Follow the global application of configurations to define multiple binder configurations.

# Apache Kafka Global Configurations (i.e., identified by "kafka1")
spring.cloud.dataflow.applicationProperties.stream.spring.cloud.stream.binders.kafka1.type=kafka
spring.cloud.dataflow.applicationProperties.stream.spring.cloud.stream.binders.kafka1.environment.spring.cloud.stream.kafka.binder.brokers=localhost:9092
spring.cloud.dataflow.applicationProperties.stream.spring.cloud.stream.binders.kafka1.environment.spring.cloud.stream.kafka.binder.zkNodes=localhost:2181

# RabbitMQ Global Configurations (i.e., identified by "rabbit1")
spring.cloud.dataflow.applicationProperties.stream.spring.cloud.stream.binders.rabbit1.type=rabbit
spring.cloud.dataflow.applicationProperties.stream.spring.cloud.stream.binders.rabbit1.environment.spring.rabbitmq.host=localhost
spring.cloud.dataflow.applicationProperties.stream.spring.cloud.stream.binders.rabbit1.environment.spring.rabbitmq.port=5672
[Note]Note

In this example, both the message brokers are running locally and reachable at localhost with respective ports.

These properties can be supplied in a ".properties" file that is accessible to the server directly or via config-server.
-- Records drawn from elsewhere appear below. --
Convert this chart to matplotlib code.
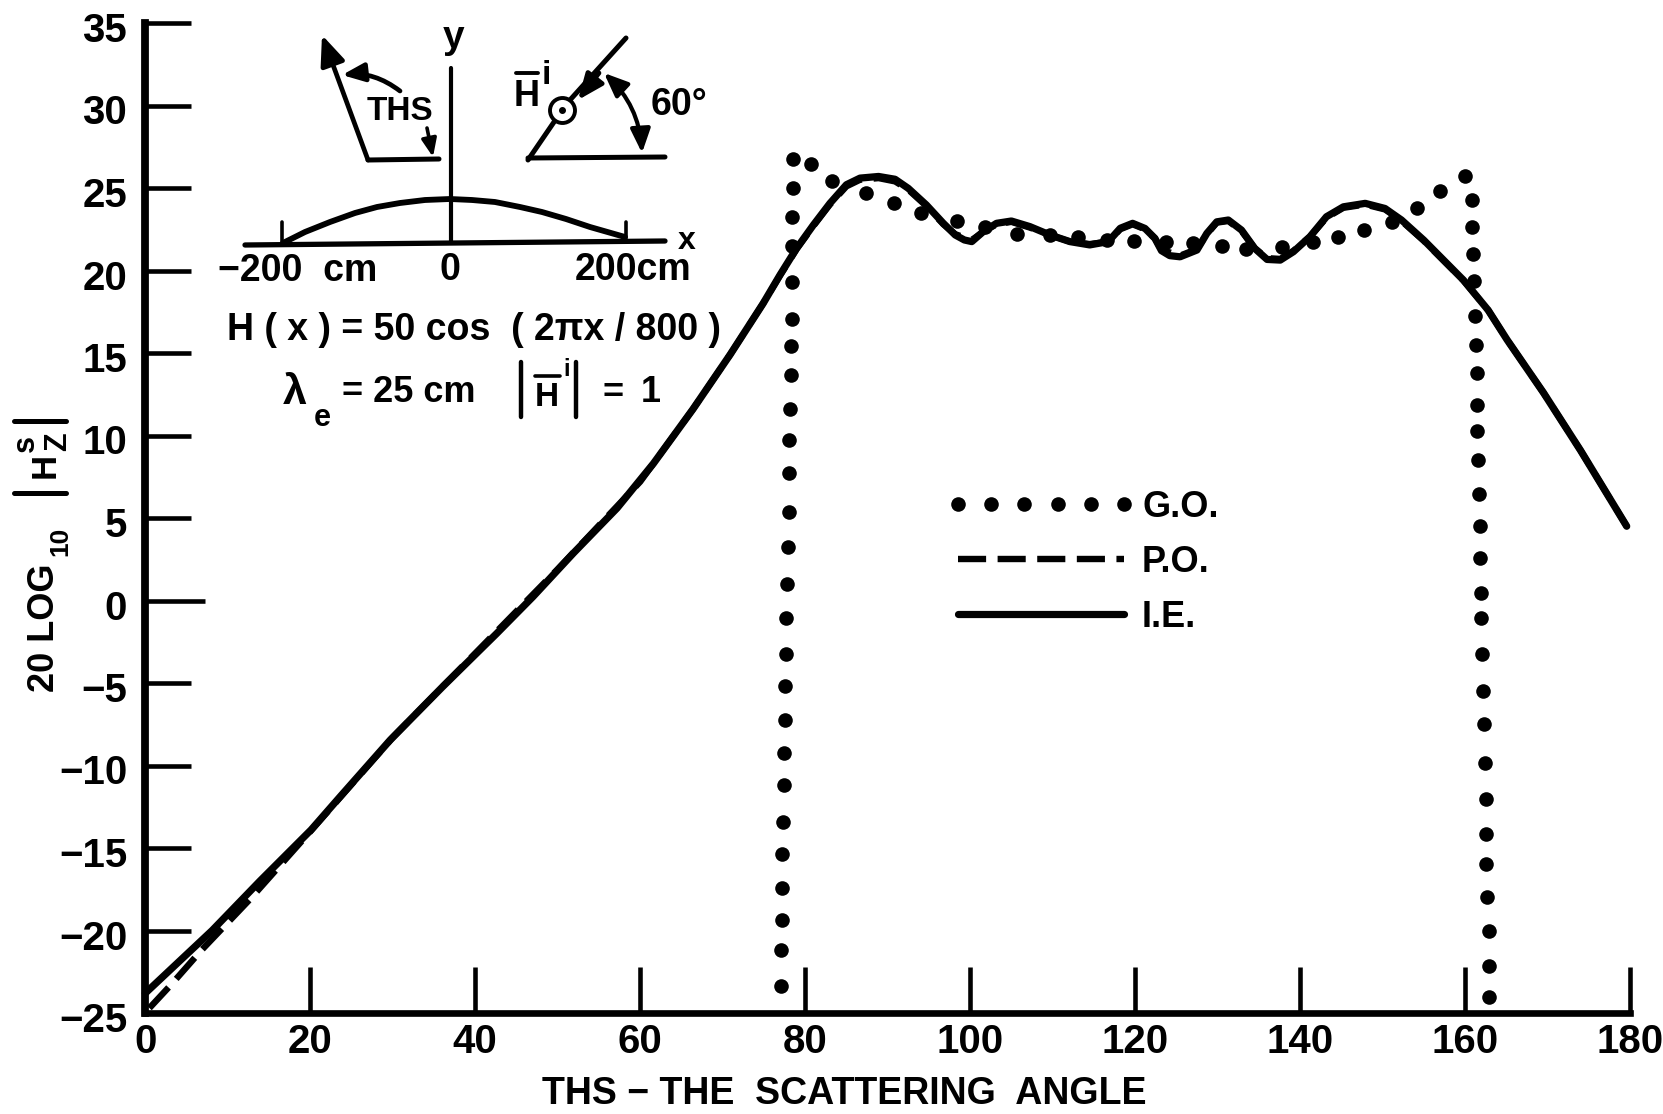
import matplotlib
matplotlib.use("Agg")
import matplotlib.pyplot as plt
from matplotlib.transforms import ScaledTranslation

plt.rcParams['font.family'] = ['Liberation Sans', 'DejaVu Sans']
plt.rcParams['font.weight'] = 'bold'

W, H = 1663, 1114
LEFT, RIGHT, TOP, BOTTOM = 145.3, 1630, 23, 1013   # plot box in pixels

# I.E. curve
ie_deg = [0, 8.1, 13.9, 20.1, 23.6, 29.7, 36.1, 42.6, 47.0, 51.9, 57.2, 61.6, 66.4, 70.9, 74.9, 76.95,
          78.97, 81.0, 83.0, 85.0, 86.65, 88.9, 90.9, 92.5, 94.7, 96.75, 98.2, 99.3, 100.2, 101.6, 103.2, 105.0,
          107.25, 109.7, 112.1, 114.5, 116.75, 118.2, 119.7, 121.2, 122.4, 123.2, 124.2, 125.45, 127.5, 128.7, 129.9,
          131.3, 132.9, 134.5, 136.0, 137.6, 139.2, 141.2, 143.2, 145.25, 147.9, 150.3, 152.3, 155.0, 157.4,
          159.8, 162.8, 165.1, 169.5, 174.0, 179.6]
ie_db = [-23.8, -20.0, -17.0, -13.9, -11.9, -8.45, -5.2, -2.0, 0.23, 2.87, 5.6, 8.3, 11.6, 14.9, 18.0, 19.73,
         21.35, 22.76, 24.07, 25.2, 25.6, 25.7, 25.53, 24.98, 23.97, 22.86, 22.15, 21.85, 21.75, 22.36, 22.86, 23.0,
         22.66, 22.15, 21.75, 21.55, 21.75, 22.56, 22.86, 22.55, 21.95, 21.2, 20.9, 20.83, 21.24, 22.25, 22.95,
         23.06, 22.45, 21.34, 20.67, 20.63, 21.14, 22.05, 23.26, 23.86, 24.07, 23.76, 23.06, 21.84, 20.63,
         19.42, 17.6, 15.8, 12.6, 9.1, 4.5]

# P.O. curve, only really visible near the start
po_deg = [0.5, 3.1, 6.8, 10.8, 12.7, 20, 30, 40, 50, 60, 66.4, 70.9, 74.9, 76.95,
          78.97, 81.0, 83.0, 85.0, 86.65, 88.9, 90.9, 92.5, 94.7, 96.75, 98.2, 100.2, 101.6, 103.2, 105.0,
          107.25, 109.7, 112.1, 114.5, 116.75, 118.2, 119.7, 121.2, 122.4, 123.2, 125.45, 127.5, 128.7, 129.9,
          131.3, 132.9, 134.5, 136.0, 137.6, 139.2, 141.2, 143.2, 145.25, 147.9, 150.3, 152.3, 155.0, 157.4,
          159.8, 162.8, 165.1, 169.5, 174.0, 179.6]
po_db = [-24.7, -23.3, -21.2, -19.1, -18.1, -14.0, -8.3, -3.2, 1.9, 7.2, 11.6, 14.9, 18.0, 19.7,
         21.3, 22.7, 24.0, 25.1, 25.5, 25.6, 25.4, 24.9, 23.9, 22.8, 22.2, 21.85, 22.35, 22.8, 22.95,
         22.6, 22.15, 21.75, 21.6, 21.75, 22.5, 22.8, 22.5, 21.95, 21.25, 20.9, 21.3, 22.2, 22.9,
         23.0, 22.4, 21.35, 20.75, 20.7, 21.2, 22.05, 23.2, 23.8, 24.0, 23.7, 23.0, 21.8, 20.6,
         19.4, 17.6, 15.8, 12.6, 9.1, 4.5]

# G.O. dots: left column, top run, right column
go_deg = [77.04, 77.04, 77.16, 77.2, 77.2, 77.35, 77.43, 77.47, 77.56, 77.6, 77.68, 77.68, 77.76, 77.89,
          78.04, 78.08, 78.08, 78.17, 78.25, 78.25, 78.37, 78.44, 78.39, 78.46, 78.57, 78.57,
          80.74, 83.27, 87.38, 90.73, 94.02, 98.43, 101.8, 105.7, 109.7, 113.1, 116.6, 119.9, 123.7,
          127.05, 130.5, 133.4, 137.75, 141.6, 144.6, 147.7, 151.1, 154.2, 157.0, 160.0,
          160.8, 160.9, 161.0, 161.1, 161.2, 161.3, 161.4, 161.5, 161.5, 161.6, 161.7, 161.8, 161.8,
          161.9, 161.9, 162.0, 162.2, 162.3, 162.4, 162.5, 162.6, 162.6, 162.7, 162.9, 162.9, 162.95]
go_db = [-23.36, -21.18, -19.36, -17.45, -15.36, -13.45, -11.18, -9.24, -7.27, -5.21, -3.24, -1.09, 1.0, 3.27,
         5.39, 7.73, 9.73, 11.61, 13.67, 15.42, 17.06, 19.33, 21.5, 23.26, 24.98, 26.76,
         26.48, 25.43, 24.72, 24.1, 23.49, 22.97, 22.64, 22.24, 22.14, 22.04, 21.83, 21.79, 21.73,
         21.67, 21.49, 21.33, 21.43, 21.73, 22.04, 22.48, 22.95, 23.79, 24.8, 25.73,
         24.27, 22.66, 21.0, 19.36, 17.26, 15.48, 13.8, 11.85, 10.27, 8.5, 6.45, 4.5, 2.6,
         0.44, -1.04, -3.26, -5.48, -7.48, -9.85, -12.03, -14.15, -15.95, -17.99, -20.01, -22.13, -24.0]

x_ticks = list(range(0, 181, 20))
y_ticks = list(range(-25, 36, 5))
y_labels = ['\u221225', '\u221220', '\u221215', '\u221210', '\u22125', '0', '5', '10', '15', '20', '25', '30', '35']

# arc of the scatterer in the inset sketch, picture pixels
arc_x = [283, 305, 330, 355, 377, 400, 425, 450, 472, 495, 520, 542, 566, 590, 625]
arc_y = [243, 232, 222, 213, 207, 203, 200, 199, 200, 202, 207, 212, 219, 227, 237]

fig = plt.figure(figsize=(W / 100, H / 100), dpi=100, facecolor='white')
ax = fig.add_axes([LEFT / W, 1 - BOTTOM / H, (RIGHT - LEFT) / W, (BOTTOM - TOP) / H])
ax.set_xlim(0, 180)
ax.set_ylim(-25, 35)

ie_line, = ax.plot(ie_deg, ie_db, color='k', lw=5.2, solid_joinstyle='round', solid_capstyle='round', label='I.E.', clip_on=False)
po_line, = ax.plot(po_deg, po_db, color='k', lw=4.6, dashes=(4.4, 1.8), label='P.O.', clip_on=False)
go_line, = ax.plot(go_deg, go_db, color='k', ls='none', marker='o', ms=10.5, mew=0, label='G.O.', clip_on=False)

for side in ['top', 'right']:
    ax.spines[side].set_visible(False)
ax.spines['left'].set_linewidth(5.6)
ax.spines['bottom'].set_linewidth(4.8)

ax.set_xticks(x_ticks)
ax.set_yticks(y_ticks)
ax.set_yticklabels(y_labels)
ax.tick_params(axis='both', direction='in', length=33, width=3.3, color='k', labelsize=29)
ax.tick_params(axis='y', pad=13)
ax.tick_params(axis='x', pad=7)
ax.yaxis.get_major_ticks()[5].tick1line.set_markersize(43)   # the 0 tick is longer
ax.yaxis.get_major_ticks()[0].tick1line.set_visible(False)
ax.xaxis.get_major_ticks()[0].tick1line.set_visible(False)

shift = ScaledTranslation(0, -4 / 100, fig.dpi_scale_trans)
for lab in ax.get_yticklabels():
    lab.set_transform(lab.get_transform() + shift)

ax.set_xlabel('THS \u2212 THE  SCATTERING  ANGLE', fontsize=27, fontweight='bold')
ax.xaxis.set_label_coords((844 - LEFT) / (RIGHT - LEFT), -(1094 - BOTTOM) / (BOTTOM - TOP), transform=ax.transAxes)
ax.xaxis.label.set_va('center')

ax.legend([go_line, po_line, ie_line], ['G.O.', 'P.O.', 'I.E.'], frameon=False, numpoints=6, fontsize=26,
          handlelength=5.2, handletextpad=0.2, labelspacing=0.55, borderpad=0, borderaxespad=0,
          loc='upper left', bbox_to_anchor=(947 / W, 1 - 490 / H), bbox_transform=fig.transFigure)

# overlay in picture pixels for the hand drawn sketch and lettering
ov = fig.add_axes([0, 0, 1, 1], facecolor='none')
ov.set_xlim(0, W)
ov.set_ylim(H, 0)
ov.axis('off')


def stroke(xs, ys, lw=3.6):
    ov.plot(xs, ys, color='k', lw=lw, solid_capstyle='round')


def word(x, y, s, size=27, rot=0):
    ov.text(x, y, s, fontsize=size, ha='center', va='center', rotation=rot)


def arrow(tail, tip, rad=0.0, style='-|>,head_length=0.6,head_width=0.25', scale=30, lw=3.4):
    ov.annotate('', xy=tip, xytext=tail, xycoords='data', textcoords='data',
                arrowprops=dict(arrowstyle=style, mutation_scale=scale, color='k', lw=lw,
                                shrinkA=0, shrinkB=0, connectionstyle='arc3,rad=%s' % rad))


# axes of the sketch
stroke([450.5, 450.5], [68, 242], 3.0)
stroke([245, 665], [245, 241], 3.8)
stroke([281.6, 281.6], [222, 245], 2.6)
stroke([626.4, 626.4], [222, 238], 2.6)
stroke(arc_x, arc_y, 4.2)
word(687, 241, 'x', 23)
word(454, 38, 'y', 28)
word(298, 271, '\u2212200  cm', 27)
word(450, 270, '0', 27)
word(633, 270, '200cm', 27)

# scattering angle wedge
stroke([368, 439], [160, 159])
arrow((368, 160), (322, 35))
arrow((400, 91), (342, 75), rad=0.2, scale=22)
arrow((427, 128), (433, 157), scale=18, lw=2.6)
word(400, 112, 'THS', 24)

# incident direction
stroke([626, 570], [38, 100])
stroke([554, 528], [122, 160])
stroke([528, 665], [158, 157])
arrow((599, 73), (578, 100), scale=26)
ov.plot([562], [110], marker='o', ms=18, mfc='white', mec='k', mew=2.8)
ov.plot([562], [110], marker='o', ms=4, color='k')
arrow((604, 73), (642, 153), rad=-0.2, style='<|-|>,head_length=0.6,head_width=0.25', scale=24, lw=3.0)
word(527, 96, 'H', 26)
stroke([516, 538], [73, 73], 2.8)
word(546, 76, 'i', 24)
word(679, 105, '60\u00b0', 27)

# formula lines
word(474, 330, 'H ( x ) = 50 cos  ( 2\u03c0x / 800 )', 27)
word(295, 393, '\u03bb', 31)
word(322, 418, 'e', 22)
word(409, 393, '= 25 cm', 26)
stroke([521, 521], [362, 417], 3.2)
stroke([576, 576], [362, 417], 3.2)
word(547, 397, 'H', 24)
stroke([535, 560], [376, 376], 2.6)
word(567, 369, 'i', 17)
word(613, 394, '=', 26)
word(651, 393, '1', 26)

# y label put together from rotated pieces
word(45, 628, '20 LOG', 26, 90)
word(60, 541, '10', 19, 90)
stroke([14, 66], [493, 493], 3.6)
stroke([14, 66], [421, 421], 3.6)
word(45, 465, 'H', 25, 90)
word(58, 442, 'Z', 22, 90)
word(26, 443, 's', 22, 90)

fig.savefig('out.png', dpi=100, facecolor='white')
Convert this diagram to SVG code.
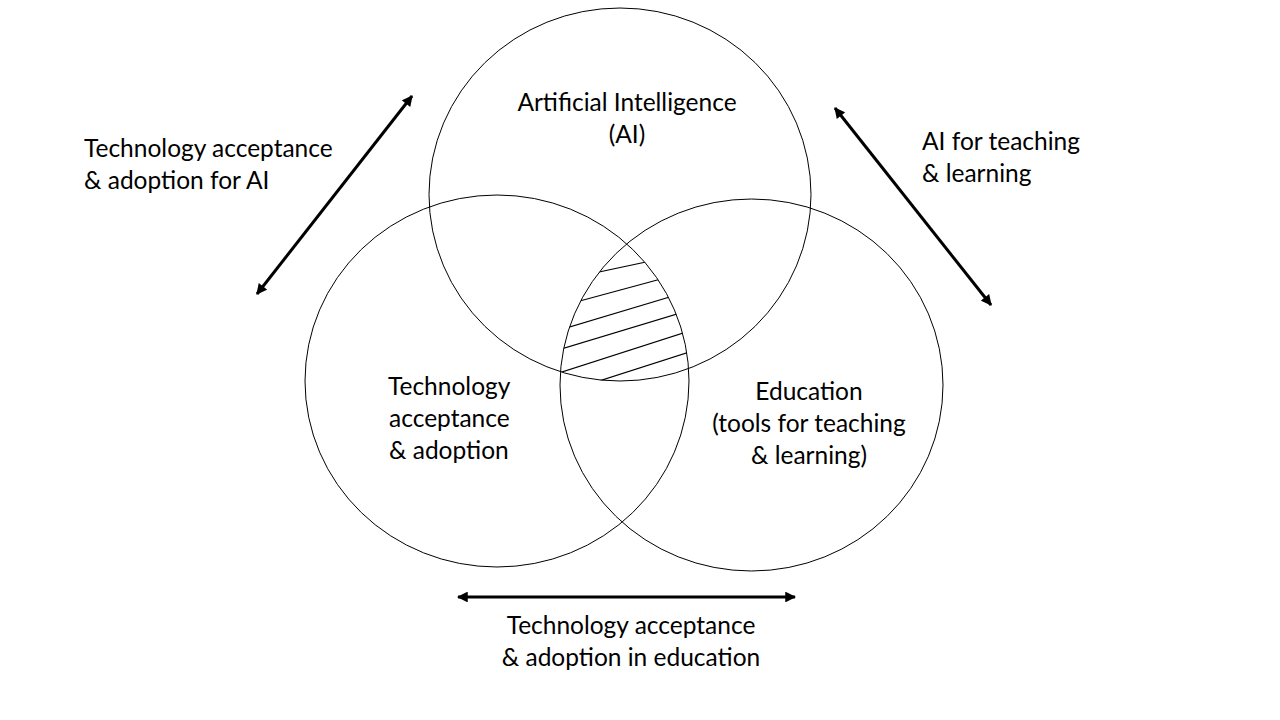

java -jar spring-cloud-dataflow-server-local/target/spring-cloud-dataflow-server-local-1.1.4.RELEASE.jar --spring.config.location=<PATH-TO-FILE>/foo.properties

Spring Cloud Data Flow internally uses bridge-processor to directly connect different named channel destinations. Since we are publishing and subscribing from two different messaging systems, you’d have to build the bridge-processor with both RabbitMQ and Apache Kafka binders in the classpath. To do that, head over to start-scs.cfapps.io/ and select Bridge Processor, Kafka binder starter, and Rabbit binder starter as the dependencies and follow the patching procedure described in the reference guide. Specifically, for the bridge-processor, you’d have to import the BridgeProcessorConfiguration provided by the starter.

Once you have the necessary adjustments, you can build the application. Let’s register the name of the application as multiBinderBridge.

dataflow:>app register --type processor --name multiBinderBridge --uri file:///<PATH-TO-FILE>/multipleBinderBridge-0.0.1-SNAPSHOT.jar

It is time to create a stream definition with the newly registered processor application.

dataflow:>stream create fooRabbitToBarKafka --definition ":fooRabbit > multiBinderBridge --spring.cloud.stream.bindings.input.binder=rabbit1 --spring.cloud.stream.bindings.output.binder=kafka1 > :barKafka" --deploy
[Note]Note

Since we are to consume messages from RabbitMQ (i.e., identified by rabbit1) and then publish the payload to Apache Kafka (i.e., identified by kafka1), we are supplying them as input and output channel settings respectively.

[Note]Note

The queue fooRabbit in RabbitMQ is where the stream is consuming events from and the topic barKafka in Apache Kafka is where the data is finally landing.